You have up to three years from the due date of the original return (including extensions) or two years from the date you paid the tax that was later offset, whichever is later, to file the form.8Internal Revenue Service. Instructions for Form 8379 That gives you a reasonable window, but there is no advantage to waiting. File as soon as you know an offset occurred or is likely.

Community Property States

If you live in Arizona, California, Idaho, Louisiana, Nevada, New Mexico, Texas, Washington, or Wisconsin, special rules apply. In community property states, joint overpayments are generally treated as shared property and can be applied to either spouse’s debts. The IRS uses each state’s community property laws to determine how much, if anything, is refundable to the injured spouse. Under most community property regimes, 50% of the joint overpayment (excluding the earned income credit) can be applied to non-federal debts like child support.8Internal Revenue Service. Instructions for Form 8379 The bottom line: your recovery may be smaller in a community property state than you expect based on your individual income alone.

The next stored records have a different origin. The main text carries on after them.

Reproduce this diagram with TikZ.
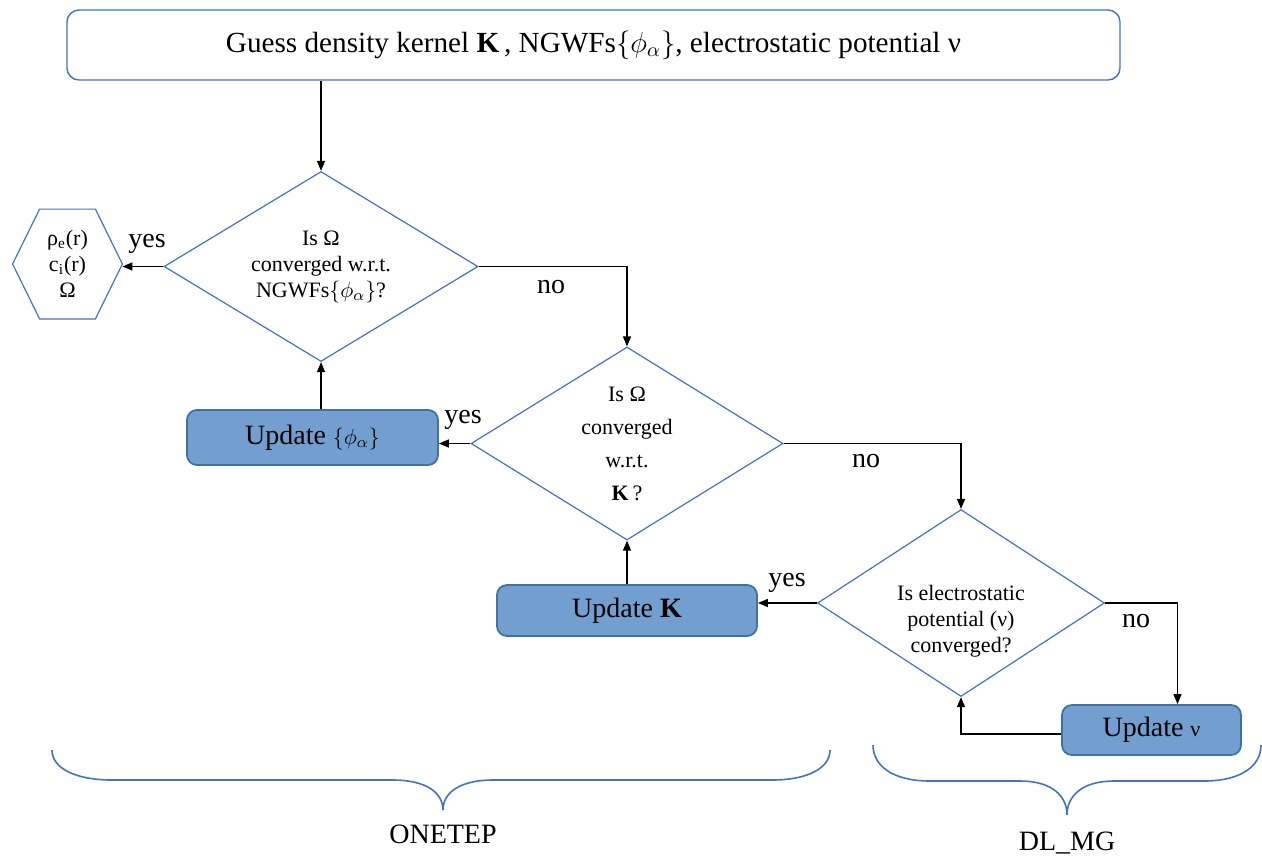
\documentclass[tikz,border=0pt]{standalone}
\usepackage{fontspec}
\setmainfont{Liberation Serif}
\usetikzlibrary{shapes.geometric,arrows.meta,calc}
\definecolor{dblue}{RGB}{68,114,196}
\definecolor{fillblue}{RGB}{114,159,207}
\definecolor{edgeblue}{RGB}{65,113,156}
\begin{document}
\begin{tikzpicture}[x=0.5pt,y=-0.5pt,
  big/.style={font=\fontsize{14}{16}\selectfont},
  small/.style={font=\fontsize{11}{13}\selectfont},
  decision/.style={diamond,draw=dblue,line width=0.6pt,inner sep=0pt,align=center,small},
  topbox/.style={rectangle,rounded corners=6pt,draw=dblue,line width=0.7pt,inner sep=0pt,font=\fontsize{14.6}{16}\selectfont},
  updbox/.style={rectangle,rounded corners=5pt,fill=fillblue,draw=edgeblue,line width=0.9pt,inner sep=0pt,big},
  arr/.style={-{Triangle[length=5pt,width=4pt]},line width=0.7pt,black},
  lbl/.style={inner sep=0pt,big},
  bracecurve/.style={draw=dblue,line width=0.8pt}]
\useasboundingbox[fill=white] (0,0) rectangle (1262,858);

% top box
\node[topbox,minimum width=526.5pt,minimum height=35pt] (top) at (593.5,45)
  {Guess density kernel \textbf{K}\,, NGWFs$\{\phi_\alpha\}$, electrostatic potential ν};

% decisions
\node[decision,aspect=1.65,minimum width=157pt,minimum height=95pt] (d1) at (321,266.5)
  {Is Ω\\converged w.r.t.\\NGWFs$\{\phi_\alpha\}$?};
\node[decision,aspect=1.62,minimum width=156pt,minimum height=96.5pt,font=\fontsize{11}{16.5}\selectfont] (d2) at (627,443.5)
  {Is Ω\\converged\\w.r.t.\\ \textbf{K}\,?};
\node[decision,aspect=1.53,minimum width=143.5pt,minimum height=93.5pt] (d3) at (961,603) {};
\node[small,align=center,inner sep=0pt] (d3t) at (961,621)
  {Is electrostatic\\potential (ν)\\converged?};

% result hexagon
\node[small,align=center,inner sep=0pt,minimum width=54.5pt,minimum height=54.5pt] (hex) at (67.5,264)
  {ρ\textsubscript{e}(r)\\c\textsubscript{i}(r)\\Ω};
\draw[draw=dblue,line width=0.6pt] (hex.west) -- ($(hex.north west)+(27,0)$) -- ($(hex.north east)+(-27,0)$)
  -- (hex.east) -- ($(hex.south east)+(-27,0)$) -- ($(hex.south west)+(27,0)$) -- cycle;

% update boxes
\node[updbox,minimum width=125.5pt,minimum height=27.5pt] (uphi) at (312.5,437.5)
  {Update {\fontsize{11}{13}\selectfont$\{\phi_\alpha\}$}};
\node[updbox,minimum width=130pt,minimum height=25.5pt] (uk) at (627,610.5)
  {Update \textbf{K}};
\node[updbox,minimum width=89.5pt,minimum height=25pt] (unu) at (1151.5,730)
  {Update {\fontsize{11}{13}\selectfont ν}};

% connectors
\draw[arr] (top.south -| d1.north) -- (d1.north);
\draw[arr] (d1.west) -- (hex.east |- d1.west);
\draw[arr] (d1.east) -| (d2.north);
\draw[arr] (d2.west) -- (uphi.east |- d2.west);
\draw[arr] (uphi.north -| d1.south) -- (d1.south);
\draw[arr] (d2.east) -| (d3.north);
\draw[arr] (d3.west) -- (uk.east |- d3.west);
\draw[arr] (uk.north -| d2.south) -- (d2.south);
\draw[arr] (d3.east) -| ([xshift=13pt]unu.north);
\draw[arr] ([yshift=-2pt]unu.west) -| (d3.south);

% labels
\node[lbl] (y1) at (147,244) {yes};
\node[lbl] (y2) at (463,420) {yes};
\node[lbl] (y3) at (787,583) {yes};
\node[lbl] (n1) at (551,287) {no};
\node[lbl] (n2) at (866,461) {no};
\node[lbl] (n3) at (1136,621) {no};

% braces
\draw[bracecurve] (52,750) .. controls (52,768) and (75,780) .. (112,780) -- (393,780)
  .. controls (425,780) and (443,792) .. (443,810)
  .. controls (443,792) and (461,780) .. (493,780) -- (772,780)
  .. controls (808,780) and (830,768) .. (830,750);
\draw[bracecurve] (873,745) .. controls (873,766) and (893,781) .. (930,781) -- (1020,781)
  .. controls (1052,781) and (1067,796) .. (1067,815)
  .. controls (1067,796) and (1082,781) .. (1114,781) -- (1204,781)
  .. controls (1241,781) and (1261,766) .. (1261,745);
\node[lbl] (onetep) at (443,834) {ONETEP};
\node[lbl] (dlmg) at (1067,843) {DL\_MG};
\end{tikzpicture}
\end{document}
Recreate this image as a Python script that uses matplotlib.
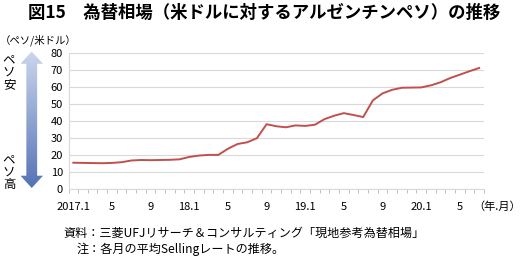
import numpy as np
import matplotlib.pyplot as plt
from matplotlib.patches import Polygon

plt.rcParams['font.family'] = ['Noto Sans CJK JP', 'DejaVu Sans']

# data: monthly average peso per US dollar, 2017.1 - 2020.7
rates = [15.6, 15.5, 15.4, 15.3, 15.5, 15.9, 16.9, 17.2, 17.1, 17.2, 17.3, 17.6,
         19.0, 19.8, 20.2, 20.2, 23.8, 26.6, 27.6, 30.0, 38.2, 37.0, 36.4, 37.5,
         37.2, 37.9, 41.2, 43.2, 44.7, 43.6, 42.4, 52.2, 56.3, 58.4, 59.6, 59.7,
         59.8, 61.0, 62.8, 65.3, 67.3, 69.3, 71.2]
tick_pos = [0, 4, 8, 12, 16, 20, 24, 28, 32, 36, 40]
tick_labels = ['2017.1', '5', '9', '18.1', '5', '9', '19.1', '5', '9', '20.1', '5']

W, H = 524, 256
fig = plt.figure(figsize=(W / 100, H / 100), dpi=100)

ax = fig.add_axes([68.5 / W, 1 - 189.3 / H, (484 - 68.5) / W, (189.3 - 53) / H])
x = np.arange(len(rates))
ax.plot(x, rates, color='#c0504d', lw=1.4)
ax.set_xlim(-0.5, len(rates) - 0.5)
ax.set_ylim(0, 80)
ax.set_yticks(range(0, 81, 10))
ax.yaxis.grid(True, color='#d9d9d9', lw=0.8)
ax.set_axisbelow(True)
ax.set_xticks(tick_pos)
ax.set_xticklabels(tick_labels, fontsize=8)
ax.set_xticks(np.arange(-0.5, len(rates)), minor=True)
ax.tick_params(axis='x', which='major', length=0, pad=9)
ax.tick_params(axis='x', which='minor', length=3, color='#bfbfbf', width=0.7)
ax.tick_params(axis='y', length=0, labelsize=8, pad=4)
for s in ['top', 'right']:
    ax.spines[s].set_visible(False)
ax.spines['left'].set_color('#d9d9d9')
ax.spines['bottom'].set_color('#d9d9d9')

# gradient double arrow
aax = fig.add_axes([20.5 / W, 1 - 188 / H, 22.5 / W, (188 - 51.5) / H])
aax.set_xlim(0, 1)
aax.set_ylim(0, 1)
aax.axis('off')
hh = 0.09
sw = 0.24
pts = [(0.5, 1), (1, 1 - hh), (0.5 + sw, 1 - hh), (0.5 + sw, hh), (1, hh), (0.5, 0),
       (0, hh), (0.5 - sw, hh), (0.5 - sw, 1 - hh), (0, 1 - hh)]
poly = Polygon(pts, closed=True, facecolor='none', edgecolor='none')
aax.add_patch(poly)
top = np.array([0.80, 0.84, 0.93])
bot = np.array([0.33, 0.45, 0.71])
t = np.linspace(0, 1, 200)[:, None]
grad = (top * (1 - t) + bot * t)[:, None, :]
im = aax.imshow(grad, extent=[0, 1, 0, 1], aspect='auto', origin='upper')
im.set_clip_path(poly)

fig.text(9 / W, 1 - 72 / H, 'ペ\nソ\n安', fontsize=9, ha='center', va='center', linespacing=0.95)
fig.text(9 / W, 1 - 172 / H, 'ペ\nソ\n高', fontsize=9, ha='center', va='center', linespacing=0.95)

fig.text(0.505, 1 - 13 / H, '図15　為替相場（米ドルに対するアルゼンチンペソ）の推移',
         fontsize=12.5, fontweight='bold', ha='center', va='center')
fig.text(0 / W, 1 - 40 / H, '（ペソ/米ドル）', fontsize=7.5, ha='left', va='center')
fig.text(521 / W, 1 - 207 / H, '（年.月）', fontsize=8, ha='right', va='center')
fig.text(63 / W, 1 - 233 / H, '資料：三菱UFJリサーチ＆コンサルティング「現地参考為替相場」',
         fontsize=8.7, ha='left', va='center')
fig.text(77 / W, 1 - 249 / H, '注：各月の平均Sellingレートの推移。',
         fontsize=8.7, ha='left', va='center')

fig.savefig('out.png', dpi=100)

Injured Spouse vs. Innocent Spouse

These sound similar but address completely different problems. Injured spouse relief (Form 8379) gets your share of a joint refund back when it was taken for your spouse’s debt. Innocent spouse relief (Form 8857) relieves you of tax liability caused by your spouse’s errors or fraud on a joint return. If your issue is a seized refund for child support your spouse owes, you want the injured spouse form.9Internal Revenue Service. Tax Relief for Spouses

Bankruptcy Does Not Stop Child Support Offsets

Filing for bankruptcy will not protect your tax refund from a child support offset. Child support is classified as a domestic support obligation under bankruptcy law, and domestic support obligations cannot be discharged in any chapter of bankruptcy.10Office of the Law Revision Counsel. United States Code Title 11 – 523 Exceptions to Discharge The automatic stay that normally halts creditor collection actions when you file does not apply to child support enforcement. State agencies can continue wage garnishment, tax refund interceptions, and other collection methods regardless of a pending bankruptcy case.

A Chapter 13 repayment plan can include past-due child support, and domestic support obligations receive top priority in the repayment schedule. But inclusion in the plan does not remove the debt from the offset program. If you are considering bankruptcy for other debts and happen to owe child support arrears, the arrears will survive the process untouched.

Preventing Future Offsets

Once you have dealt with an immediate offset, the smartest move is to keep arrears from building back up. Enroll in income withholding (automatic payroll deduction) if you are not already subject to it. Wage withholding is federally mandated for most child support orders and prevents the kind of missed-payment spiral that leads to offset-level arrears.11Office of the Law Revision Counsel. United States Code Title 42 – 666 Requirement of Statutorily Prescribed Procedures If your income changes, petition for a modification before you fall behind rather than after. And if you know an offset is likely, consider adjusting your W-4 withholding so less tax is taken from your paychecks throughout the year. A smaller refund means a smaller target. You will still owe the child support, but you keep control of when and how you pay rather than losing a lump sum every April.